WHAT YOU NEED TO DO> Establish how many lines in the material include the string "chart" and report it as a lone number.
--- START ---
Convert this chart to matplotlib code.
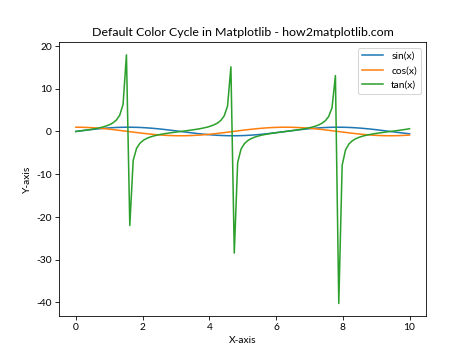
import matplotlib
matplotlib.use("Agg")
import matplotlib.pyplot as plt

plt.rcParams['font.family'] = ['Lato', 'DejaVu Sans']
plt.rcParams['axes.unicode_minus'] = False

x = [0.000, 0.101, 0.202, 0.303, 0.404, 0.505, 0.606, 0.707, 0.808, 0.909,
     1.010, 1.111, 1.212, 1.313, 1.414, 1.515, 1.616, 1.717, 1.818, 1.919,
     2.020, 2.121, 2.222, 2.323, 2.424, 2.525, 2.626, 2.727, 2.828, 2.929,
     3.030, 3.131, 3.232, 3.333, 3.434, 3.535, 3.636, 3.737, 3.838, 3.939,
     4.040, 4.141, 4.242, 4.343, 4.444, 4.545, 4.646, 4.747, 4.848, 4.949,
     5.051, 5.152, 5.253, 5.354, 5.455, 5.556, 5.657, 5.758, 5.859, 5.960,
     6.061, 6.162, 6.263, 6.364, 6.465, 6.566, 6.667, 6.768, 6.869, 6.970,
     7.071, 7.172, 7.273, 7.374, 7.475, 7.576, 7.677, 7.778, 7.879, 7.980,
     8.081, 8.182, 8.283, 8.384, 8.485, 8.586, 8.687, 8.788, 8.889, 8.990,
     9.091, 9.192, 9.293, 9.394, 9.495, 9.596, 9.697, 9.798, 9.899, 10.000]

sin_vals = [0.0000, 0.1008, 0.2006, 0.2984, 0.3931, 0.4839, 0.5697, 0.6496, 0.7230, 0.7889,
            0.8469, 0.8962, 0.9364, 0.9670, 0.9878, 0.9985, 0.9990, 0.9893, 0.9696, 0.9399,
            0.9007, 0.8523, 0.7952, 0.7300, 0.6574, 0.5780, 0.4928, 0.4026, 0.3082, 0.2107,
            0.1111, 0.0103, -0.0906, -0.1905, -0.2885, -0.3837, -0.4748, -0.5612, -0.6418, -0.7158,
            -0.7826, -0.8413, -0.8915, -0.9327, -0.9643, -0.9861, -0.9978, -0.9994, -0.9908, -0.9720,
            -0.9434, -0.9051, -0.8576, -0.8014, -0.7371, -0.6651, -0.5864, -0.5017, -0.4120, -0.3180,
            -0.2208, -0.1213, -0.0206, 0.0803, 0.1804, 0.2788, 0.3742, 0.4658, 0.5526, 0.6338,
            0.7086, 0.7761, 0.8357, 0.8868, 0.9289, 0.9615, 0.9843, 0.9971, 0.9997, 0.9921,
            0.9744, 0.9467, 0.9094, 0.8629, 0.8075, 0.7439, 0.6727, 0.5947, 0.5106, 0.4213,
            0.3277, 0.2308, 0.1315, 0.0308, -0.0701, -0.1703, -0.2688, -0.3646, -0.4566, -0.5440]

cos_vals = [1.0000, 0.9949, 0.9797, 0.9544, 0.9195, 0.8751, 0.8219, 0.7603, 0.6909, 0.6145,
            0.5318, 0.4437, 0.3511, 0.2549, 0.1561, 0.0556, -0.0454, -0.1459, -0.2449, -0.3414,
            -0.4344, -0.5230, -0.6063, -0.6834, -0.7535, -0.8160, -0.8701, -0.9154, -0.9513, -0.9775,
            -0.9938, -0.9999, -0.9959, -0.9817, -0.9575, -0.9235, -0.8801, -0.8277, -0.7669, -0.6983,
            -0.6225, -0.5405, -0.4529, -0.3607, -0.2648, -0.1661, -0.0659, 0.0351, 0.1357, 0.2349,
            0.3317, 0.4251, 0.5142, 0.5981, 0.6758, 0.7468, 0.8100, 0.8650, 0.9112, 0.9481,
            0.9753, 0.9926, 0.9998, 0.9968, 0.9836, 0.9604, 0.9274, 0.8849, 0.8334, 0.7735,
            0.7056, 0.6306, 0.5491, 0.4620, 0.3703, 0.2747, 0.1764, 0.0762, -0.0248, -0.1255,
            -0.2249, -0.3220, -0.4158, -0.5054, -0.5898, -0.6683, -0.7399, -0.8039, -0.8598, -0.9069,
            -0.9448, -0.9730, -0.9913, -0.9995, -0.9975, -0.9854, -0.9632, -0.9312, -0.8897, -0.8391]

tan_vals = [0.000, 0.101, 0.205, 0.313, 0.428, 0.553, 0.693, 0.854, 1.047, 1.284,
            1.593, 2.020, 2.667, 3.794, 6.329, 17.953, -22.028, -6.782, -3.959, -2.753,
            -2.073, -1.630, -1.312, -1.068, -0.873, -0.708, -0.566, -0.440, -0.324, -0.216,
            -0.112, -0.010, 0.091, 0.194, 0.301, 0.416, 0.540, 0.678, 0.837, 1.025,
            1.257, 1.557, 1.969, 2.586, 3.642, 5.936, 15.147, -28.490, -7.302, -4.138,
            -2.844, -2.129, -1.668, -1.340, -1.091, -0.891, -0.724, -0.580, -0.452, -0.335,
            -0.226, -0.122, -0.021, 0.081, 0.183, 0.290, 0.404, 0.526, 0.663, 0.820,
            1.004, 1.231, 1.522, 1.920, 2.509, 3.500, 5.581, 13.097, -40.305, -7.906,
            -4.333, -2.940, -2.187, -1.707, -1.369, -1.113, -0.909, -0.740, -0.594, -0.465,
            -0.347, -0.237, -0.133, -0.031, 0.070, 0.173, 0.279, 0.392, 0.513, 0.648]

labels = ['sin(x)', 'cos(x)', 'tan(x)']
title = 'Default Color Cycle in Matplotlib - how2matplotlib.com'

fig, ax = plt.subplots(figsize=(6.4, 4.8), dpi=74)
ax.plot(x, sin_vals, label=labels[0])
ax.plot(x, cos_vals, label=labels[1])
ax.plot(x, tan_vals, label=labels[2])
ax.set_title(title)
ax.set_xlabel('X-axis')
ax.set_ylabel('Y-axis')
ax.legend()
fig.savefig('out.png', dpi=74)
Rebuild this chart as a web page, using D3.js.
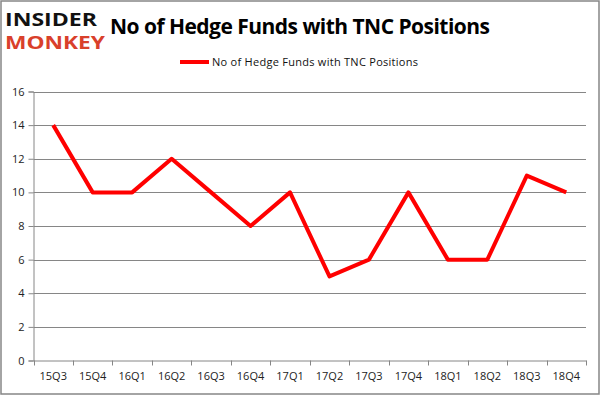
<!DOCTYPE html>
<html>
<head>
<meta charset="utf-8">
<script src="https://cdn.jsdelivr.net/npm/d3@7"></script>
<style>
  body { margin: 0; background: #fff; }
  text { font-family: "Open Sans", "DejaVu Sans", sans-serif; }
</style>
</head>
<body>
<div id="chart"></div>
<script>
const quarters = ["15Q3", "15Q4", "16Q1", "16Q2", "16Q3", "16Q4", "17Q1",
  "17Q2", "17Q3", "17Q4", "18Q1", "18Q2", "18Q3", "18Q4"];
const fundCounts = [14, 10, 10, 12, 10, 8, 10, 5, 6, 10, 6, 6, 11, 10];
const yTicks = [0, 2, 4, 6, 8, 10, 12, 14, 16];
const seriesName = "No of Hedge Funds with TNC Positions";
const titleText = "No of Hedge Funds with TNC Positions";

const width = 601, height = 396;
const plot = { left: 33.5, right: 586, top: 91.5, bottom: 360.5 };

const svg = d3.select("#chart").append("svg")
  .attr("width", width)
  .attr("height", height);

// outer frame
svg.append("rect")
  .attr("x", 1).attr("y", 1)
  .attr("width", width - 3).attr("height", height - 3)
  .attr("fill", "#fff")
  .attr("stroke", "#868686")
  .attr("stroke-width", 1.5);

// x: one band per quarter, points in the middle
const x = d3.scaleBand()
  .domain(quarters)
  .range([plot.left, plot.right]);

const y = d3.scaleLinear()
  .domain([0, 16])
  .range([plot.bottom, plot.top]);

// gridlines
svg.append("g")
  .selectAll("line")
  .data(yTicks.filter(d => d > 0))
  .join("line")
  .attr("x1", plot.left)
  .attr("x2", plot.right)
  .attr("y1", d => Math.round(y(d)) + 0.5)
  .attr("y2", d => Math.round(y(d)) + 0.5)
  .attr("stroke", "#868686")
  .attr("stroke-width", 1);

// y axis
const yAxis = svg.append("g")
  .attr("transform", `translate(${plot.left},0)`)
  .call(d3.axisLeft(y).tickValues(yTicks).tickSize(5).tickPadding(4));
yAxis.select(".domain").attr("stroke", "#868686");
yAxis.selectAll(".tick line").attr("stroke", "#868686");
yAxis.selectAll(".tick text")
  .attr("font-size", 11)
  .attr("fill", "#222");

// x axis with ticks at band boundaries
const xAxis = svg.append("g")
  .attr("transform", `translate(0,${plot.bottom})`)
  .call(d3.axisBottom(x).tickSize(0).tickPadding(12));
xAxis.select(".domain").attr("stroke", "#868686");
xAxis.selectAll(".tick text")
  .attr("font-size", 11)
  .attr("fill", "#222");
svg.append("g")
  .selectAll("line")
  .data(quarters.concat([null]))
  .join("line")
  .attr("x1", (d, i) => Math.round(plot.left + i * x.step()) + 0.5)
  .attr("x2", (d, i) => Math.round(plot.left + i * x.step()) + 0.5)
  .attr("y1", plot.bottom)
  .attr("y2", plot.bottom + 5)
  .attr("stroke", "#868686");

// series line
const line = d3.line()
  .x((d, i) => x(quarters[i]) + x.bandwidth() / 2)
  .y(d => y(d));

svg.append("path")
  .datum(fundCounts)
  .attr("d", line)
  .attr("fill", "none")
  .attr("stroke", "#ff0000")
  .attr("stroke-width", 4)
  .attr("stroke-linejoin", "round");

// title
svg.append("text")
  .attr("x", 300)
  .attr("y", 34)
  .attr("text-anchor", "middle")
  .attr("font-size", 21)
  .attr("font-weight", "bold")
  .attr("fill", "#000")
  .attr("textLength", 380)
  .text(titleText);

// legend
svg.append("line")
  .attr("x1", 180).attr("x2", 209)
  .attr("y1", 62).attr("y2", 62)
  .attr("stroke", "#ff0000")
  .attr("stroke-width", 4);
svg.append("text")
  .attr("x", 212)
  .attr("y", 66)
  .attr("font-size", 11)
  .attr("fill", "#111")
  .attr("textLength", 206)
  .text(seriesName);

// logo
svg.append("text")
  .attr("x", 5).attr("y", 26)
  .attr("font-family", "DejaVu Sans")
  .attr("font-weight", "bold")
  .attr("font-size", 17)
  .attr("textLength", 92)
  .attr("lengthAdjust", "spacingAndGlyphs")
  .attr("fill", "#111")
  .text("INSIDER");
svg.append("text")
  .attr("x", 5).attr("y", 49)
  .attr("font-family", "DejaVu Sans")
  .attr("font-weight", "bold")
  .attr("font-size", 17)
  .attr("textLength", 100)
  .attr("lengthAdjust", "spacingAndGlyphs")
  .attr("fill", "#d9402b")
  .text("MONKEY");
</script>
</body>
</html>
--- END ---
TASK OUTPUT> 4